WHAT YOU WILL DO -
Nothing beyond the line containing "plt.rcParams['font.family'] = ['DejaVu Sans']" is to be printed; print exactly each line from the start of the records below through that line, leaving out pictures.

RECORDS SHOWN -
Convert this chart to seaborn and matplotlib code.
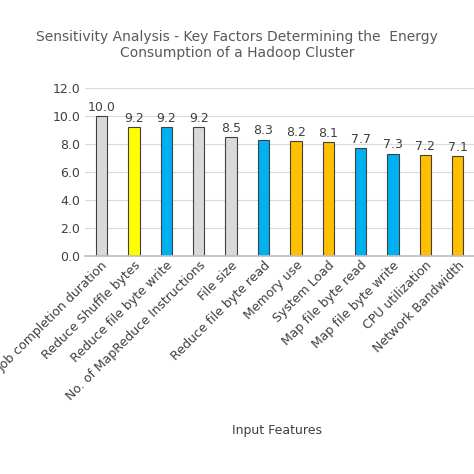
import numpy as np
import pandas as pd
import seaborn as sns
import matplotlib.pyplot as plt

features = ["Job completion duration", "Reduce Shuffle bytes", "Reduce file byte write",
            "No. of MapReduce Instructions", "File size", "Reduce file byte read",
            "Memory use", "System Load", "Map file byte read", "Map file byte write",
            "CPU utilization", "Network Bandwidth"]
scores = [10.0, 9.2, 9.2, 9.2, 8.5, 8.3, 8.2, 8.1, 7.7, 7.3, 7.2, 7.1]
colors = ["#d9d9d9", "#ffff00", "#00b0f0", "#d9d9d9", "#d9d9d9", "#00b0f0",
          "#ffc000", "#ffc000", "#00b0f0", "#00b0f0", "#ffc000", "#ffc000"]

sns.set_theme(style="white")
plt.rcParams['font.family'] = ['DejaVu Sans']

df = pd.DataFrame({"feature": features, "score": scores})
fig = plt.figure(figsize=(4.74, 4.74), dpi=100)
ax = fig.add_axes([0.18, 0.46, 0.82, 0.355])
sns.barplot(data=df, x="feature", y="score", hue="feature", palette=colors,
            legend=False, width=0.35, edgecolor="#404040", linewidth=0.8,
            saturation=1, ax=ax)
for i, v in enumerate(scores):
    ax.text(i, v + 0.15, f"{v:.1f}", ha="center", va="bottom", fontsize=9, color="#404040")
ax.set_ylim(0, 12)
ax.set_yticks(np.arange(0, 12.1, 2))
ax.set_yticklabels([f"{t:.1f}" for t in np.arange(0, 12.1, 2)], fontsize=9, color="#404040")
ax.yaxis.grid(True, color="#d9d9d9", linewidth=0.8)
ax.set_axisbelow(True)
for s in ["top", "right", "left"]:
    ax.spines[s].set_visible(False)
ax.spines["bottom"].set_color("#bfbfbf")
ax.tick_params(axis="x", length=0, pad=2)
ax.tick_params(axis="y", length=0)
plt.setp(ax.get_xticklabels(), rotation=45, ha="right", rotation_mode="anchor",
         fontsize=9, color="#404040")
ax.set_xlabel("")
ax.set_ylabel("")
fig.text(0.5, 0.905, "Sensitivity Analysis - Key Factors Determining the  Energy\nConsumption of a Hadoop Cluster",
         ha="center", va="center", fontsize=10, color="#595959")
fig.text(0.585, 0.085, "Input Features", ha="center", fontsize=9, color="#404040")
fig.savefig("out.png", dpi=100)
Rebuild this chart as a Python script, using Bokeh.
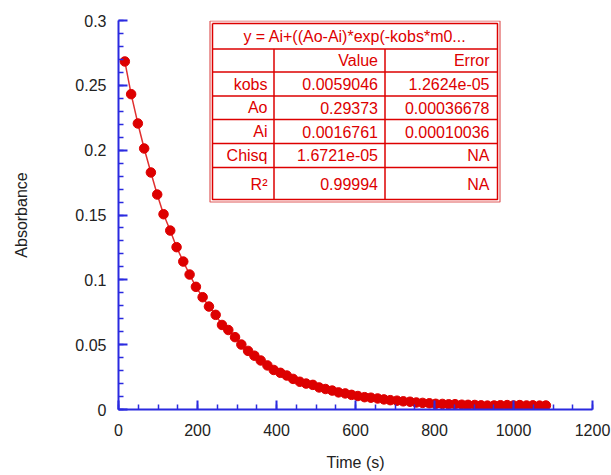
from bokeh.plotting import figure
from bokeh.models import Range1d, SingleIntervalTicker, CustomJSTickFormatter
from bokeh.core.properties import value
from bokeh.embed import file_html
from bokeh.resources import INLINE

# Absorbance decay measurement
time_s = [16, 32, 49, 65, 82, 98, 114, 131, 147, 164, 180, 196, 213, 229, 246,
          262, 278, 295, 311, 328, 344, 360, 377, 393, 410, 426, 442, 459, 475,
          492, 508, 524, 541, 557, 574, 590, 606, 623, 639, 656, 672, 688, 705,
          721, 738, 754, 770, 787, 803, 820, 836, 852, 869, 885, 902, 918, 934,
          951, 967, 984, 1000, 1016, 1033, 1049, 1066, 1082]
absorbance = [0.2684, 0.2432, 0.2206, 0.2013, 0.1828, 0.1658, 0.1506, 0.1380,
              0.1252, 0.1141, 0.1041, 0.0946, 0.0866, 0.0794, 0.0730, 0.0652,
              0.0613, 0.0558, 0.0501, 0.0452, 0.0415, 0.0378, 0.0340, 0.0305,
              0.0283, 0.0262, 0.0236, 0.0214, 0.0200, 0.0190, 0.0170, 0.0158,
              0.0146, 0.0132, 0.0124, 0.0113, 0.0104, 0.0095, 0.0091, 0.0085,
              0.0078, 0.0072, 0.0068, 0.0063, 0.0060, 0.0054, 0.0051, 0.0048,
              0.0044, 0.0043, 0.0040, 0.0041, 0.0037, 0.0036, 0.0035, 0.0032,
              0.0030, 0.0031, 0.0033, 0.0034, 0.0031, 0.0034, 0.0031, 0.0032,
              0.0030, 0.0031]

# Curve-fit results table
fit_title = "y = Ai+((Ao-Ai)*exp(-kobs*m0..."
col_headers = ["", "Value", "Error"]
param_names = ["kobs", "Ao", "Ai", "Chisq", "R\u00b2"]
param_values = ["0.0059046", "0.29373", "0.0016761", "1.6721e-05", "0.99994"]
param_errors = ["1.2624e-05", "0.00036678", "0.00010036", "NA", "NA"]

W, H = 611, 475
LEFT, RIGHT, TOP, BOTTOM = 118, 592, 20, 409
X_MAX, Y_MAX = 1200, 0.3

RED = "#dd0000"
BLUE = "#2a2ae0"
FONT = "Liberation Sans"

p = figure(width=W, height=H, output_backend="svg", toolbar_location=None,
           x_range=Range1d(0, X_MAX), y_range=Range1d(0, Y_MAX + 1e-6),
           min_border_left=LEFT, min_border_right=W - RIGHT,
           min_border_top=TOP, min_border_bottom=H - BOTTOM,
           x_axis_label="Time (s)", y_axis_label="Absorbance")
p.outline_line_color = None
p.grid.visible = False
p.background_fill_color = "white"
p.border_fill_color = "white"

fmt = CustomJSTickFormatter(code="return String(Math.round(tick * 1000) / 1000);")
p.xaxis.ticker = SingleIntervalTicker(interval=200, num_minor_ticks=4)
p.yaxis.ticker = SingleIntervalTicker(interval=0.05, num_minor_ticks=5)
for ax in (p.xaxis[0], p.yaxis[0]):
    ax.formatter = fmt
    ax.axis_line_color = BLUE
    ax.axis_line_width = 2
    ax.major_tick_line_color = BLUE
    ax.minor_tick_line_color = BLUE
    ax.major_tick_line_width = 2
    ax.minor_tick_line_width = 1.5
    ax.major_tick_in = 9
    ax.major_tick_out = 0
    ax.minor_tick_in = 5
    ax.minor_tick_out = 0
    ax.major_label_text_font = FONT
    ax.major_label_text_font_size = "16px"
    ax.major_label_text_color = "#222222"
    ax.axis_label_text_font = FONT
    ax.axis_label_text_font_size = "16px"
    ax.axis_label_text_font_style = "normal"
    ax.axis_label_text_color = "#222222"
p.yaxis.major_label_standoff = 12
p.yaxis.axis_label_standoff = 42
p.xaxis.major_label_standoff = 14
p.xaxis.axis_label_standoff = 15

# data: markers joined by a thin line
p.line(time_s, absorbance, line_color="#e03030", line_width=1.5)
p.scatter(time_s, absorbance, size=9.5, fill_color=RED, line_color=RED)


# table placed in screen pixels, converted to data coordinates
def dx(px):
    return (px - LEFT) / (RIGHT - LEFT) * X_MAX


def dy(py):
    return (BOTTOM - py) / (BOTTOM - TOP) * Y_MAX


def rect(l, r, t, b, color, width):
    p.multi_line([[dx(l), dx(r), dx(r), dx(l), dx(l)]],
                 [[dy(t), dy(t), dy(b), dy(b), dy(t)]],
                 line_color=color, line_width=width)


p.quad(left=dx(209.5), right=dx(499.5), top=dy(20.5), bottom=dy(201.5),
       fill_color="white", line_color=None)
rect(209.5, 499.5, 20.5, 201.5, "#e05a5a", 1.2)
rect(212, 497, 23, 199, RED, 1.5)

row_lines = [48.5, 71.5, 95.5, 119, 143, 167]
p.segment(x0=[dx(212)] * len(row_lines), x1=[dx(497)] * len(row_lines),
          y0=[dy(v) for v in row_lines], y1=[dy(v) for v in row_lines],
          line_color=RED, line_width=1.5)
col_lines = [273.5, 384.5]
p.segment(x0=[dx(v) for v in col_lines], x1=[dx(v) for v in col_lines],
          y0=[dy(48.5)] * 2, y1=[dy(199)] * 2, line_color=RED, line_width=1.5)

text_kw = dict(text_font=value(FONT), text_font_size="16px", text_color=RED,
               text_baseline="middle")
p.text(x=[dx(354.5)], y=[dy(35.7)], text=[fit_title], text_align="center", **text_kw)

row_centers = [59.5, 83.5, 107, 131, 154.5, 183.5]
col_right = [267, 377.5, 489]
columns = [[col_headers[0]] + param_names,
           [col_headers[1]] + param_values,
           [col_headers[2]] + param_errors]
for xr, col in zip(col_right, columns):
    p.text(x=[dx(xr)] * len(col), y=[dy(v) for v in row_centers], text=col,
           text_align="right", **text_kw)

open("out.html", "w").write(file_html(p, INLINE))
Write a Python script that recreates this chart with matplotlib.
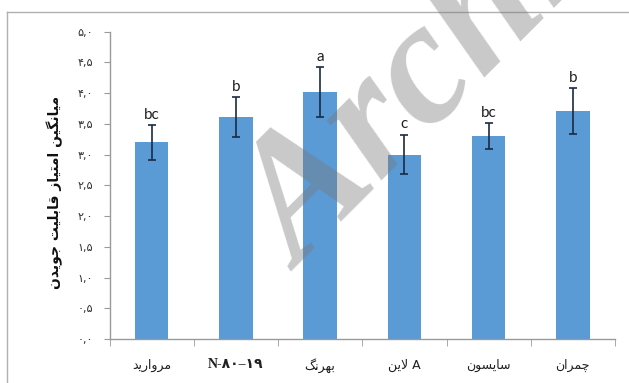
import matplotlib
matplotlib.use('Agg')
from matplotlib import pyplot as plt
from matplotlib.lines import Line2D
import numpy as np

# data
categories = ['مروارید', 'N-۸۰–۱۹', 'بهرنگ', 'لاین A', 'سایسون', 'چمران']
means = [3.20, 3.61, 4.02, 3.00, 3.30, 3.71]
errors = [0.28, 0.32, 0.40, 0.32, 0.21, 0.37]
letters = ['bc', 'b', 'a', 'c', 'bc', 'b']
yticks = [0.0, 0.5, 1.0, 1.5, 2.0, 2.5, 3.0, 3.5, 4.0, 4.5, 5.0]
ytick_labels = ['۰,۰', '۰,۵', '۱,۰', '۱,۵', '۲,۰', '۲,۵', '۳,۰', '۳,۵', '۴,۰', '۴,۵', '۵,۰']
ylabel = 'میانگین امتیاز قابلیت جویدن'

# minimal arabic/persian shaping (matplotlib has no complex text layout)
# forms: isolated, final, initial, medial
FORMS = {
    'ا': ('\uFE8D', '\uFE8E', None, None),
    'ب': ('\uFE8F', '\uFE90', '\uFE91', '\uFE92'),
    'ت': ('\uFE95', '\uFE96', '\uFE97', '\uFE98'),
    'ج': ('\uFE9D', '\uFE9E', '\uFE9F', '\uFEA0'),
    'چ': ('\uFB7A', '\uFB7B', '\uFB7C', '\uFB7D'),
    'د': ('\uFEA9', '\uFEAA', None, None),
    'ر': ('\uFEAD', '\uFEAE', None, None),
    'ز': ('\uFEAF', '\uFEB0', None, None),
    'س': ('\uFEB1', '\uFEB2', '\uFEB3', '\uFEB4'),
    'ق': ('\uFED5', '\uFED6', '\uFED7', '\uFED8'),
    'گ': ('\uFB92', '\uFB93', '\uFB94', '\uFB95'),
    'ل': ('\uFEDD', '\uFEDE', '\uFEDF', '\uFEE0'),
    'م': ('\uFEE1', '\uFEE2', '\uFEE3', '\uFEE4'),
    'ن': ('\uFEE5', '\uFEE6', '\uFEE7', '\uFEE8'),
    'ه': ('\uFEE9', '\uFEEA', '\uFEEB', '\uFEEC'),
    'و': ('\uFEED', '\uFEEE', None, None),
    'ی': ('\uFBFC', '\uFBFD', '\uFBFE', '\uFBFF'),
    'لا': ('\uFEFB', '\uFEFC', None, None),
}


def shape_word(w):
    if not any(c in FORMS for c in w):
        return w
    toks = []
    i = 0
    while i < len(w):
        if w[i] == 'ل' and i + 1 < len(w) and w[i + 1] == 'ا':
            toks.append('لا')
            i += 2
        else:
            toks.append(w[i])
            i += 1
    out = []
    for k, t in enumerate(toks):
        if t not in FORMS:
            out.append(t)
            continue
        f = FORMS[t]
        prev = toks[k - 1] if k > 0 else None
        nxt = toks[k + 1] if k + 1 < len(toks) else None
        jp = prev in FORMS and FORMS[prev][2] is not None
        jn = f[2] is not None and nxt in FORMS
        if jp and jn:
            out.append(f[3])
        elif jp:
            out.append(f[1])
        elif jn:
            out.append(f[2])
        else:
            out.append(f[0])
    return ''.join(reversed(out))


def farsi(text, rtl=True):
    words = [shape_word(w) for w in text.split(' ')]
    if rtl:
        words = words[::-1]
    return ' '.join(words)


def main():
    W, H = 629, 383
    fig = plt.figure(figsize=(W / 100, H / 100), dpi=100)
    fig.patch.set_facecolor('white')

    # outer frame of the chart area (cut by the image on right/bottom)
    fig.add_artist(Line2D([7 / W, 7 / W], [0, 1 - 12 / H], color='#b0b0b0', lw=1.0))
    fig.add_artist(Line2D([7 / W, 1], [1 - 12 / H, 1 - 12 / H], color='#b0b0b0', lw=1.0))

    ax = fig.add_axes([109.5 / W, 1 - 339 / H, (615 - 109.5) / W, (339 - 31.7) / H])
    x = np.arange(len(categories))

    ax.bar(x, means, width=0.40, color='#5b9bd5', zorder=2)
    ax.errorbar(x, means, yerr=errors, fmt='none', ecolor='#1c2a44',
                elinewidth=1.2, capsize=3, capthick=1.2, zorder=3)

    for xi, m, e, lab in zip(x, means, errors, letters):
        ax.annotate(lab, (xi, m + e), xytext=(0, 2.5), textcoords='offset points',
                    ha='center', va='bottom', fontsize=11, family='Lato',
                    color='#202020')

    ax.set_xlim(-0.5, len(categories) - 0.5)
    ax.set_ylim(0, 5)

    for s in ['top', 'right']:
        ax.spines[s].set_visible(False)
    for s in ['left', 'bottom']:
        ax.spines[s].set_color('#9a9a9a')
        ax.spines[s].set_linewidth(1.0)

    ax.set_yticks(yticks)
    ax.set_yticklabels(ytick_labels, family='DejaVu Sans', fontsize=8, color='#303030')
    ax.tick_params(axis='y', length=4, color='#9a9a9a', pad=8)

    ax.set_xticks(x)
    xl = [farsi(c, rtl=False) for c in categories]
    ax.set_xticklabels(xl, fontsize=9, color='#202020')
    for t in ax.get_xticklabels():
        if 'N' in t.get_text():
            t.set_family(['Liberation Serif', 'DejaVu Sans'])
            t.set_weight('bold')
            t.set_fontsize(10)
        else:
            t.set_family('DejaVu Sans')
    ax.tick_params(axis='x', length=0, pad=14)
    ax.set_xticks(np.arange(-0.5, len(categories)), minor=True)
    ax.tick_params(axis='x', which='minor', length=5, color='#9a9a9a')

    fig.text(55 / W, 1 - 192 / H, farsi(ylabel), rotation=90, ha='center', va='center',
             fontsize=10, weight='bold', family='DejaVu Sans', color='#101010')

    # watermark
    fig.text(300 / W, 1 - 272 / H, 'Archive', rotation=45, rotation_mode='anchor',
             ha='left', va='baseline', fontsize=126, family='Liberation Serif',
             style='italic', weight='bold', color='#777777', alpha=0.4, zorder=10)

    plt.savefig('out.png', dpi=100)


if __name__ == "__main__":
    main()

REPLY -
Convert this chart to seaborn and matplotlib code.
import numpy as np
import pandas as pd
import seaborn as sns
import matplotlib.pyplot as plt

features = ["Job completion duration", "Reduce Shuffle bytes", "Reduce file byte write",
            "No. of MapReduce Instructions", "File size", "Reduce file byte read",
            "Memory use", "System Load", "Map file byte read", "Map file byte write",
            "CPU utilization", "Network Bandwidth"]
scores = [10.0, 9.2, 9.2, 9.2, 8.5, 8.3, 8.2, 8.1, 7.7, 7.3, 7.2, 7.1]
colors = ["#d9d9d9", "#ffff00", "#00b0f0", "#d9d9d9", "#d9d9d9", "#00b0f0",
          "#ffc000", "#ffc000", "#00b0f0", "#00b0f0", "#ffc000", "#ffc000"]

sns.set_theme(style="white")
plt.rcParams['font.family'] = ['DejaVu Sans']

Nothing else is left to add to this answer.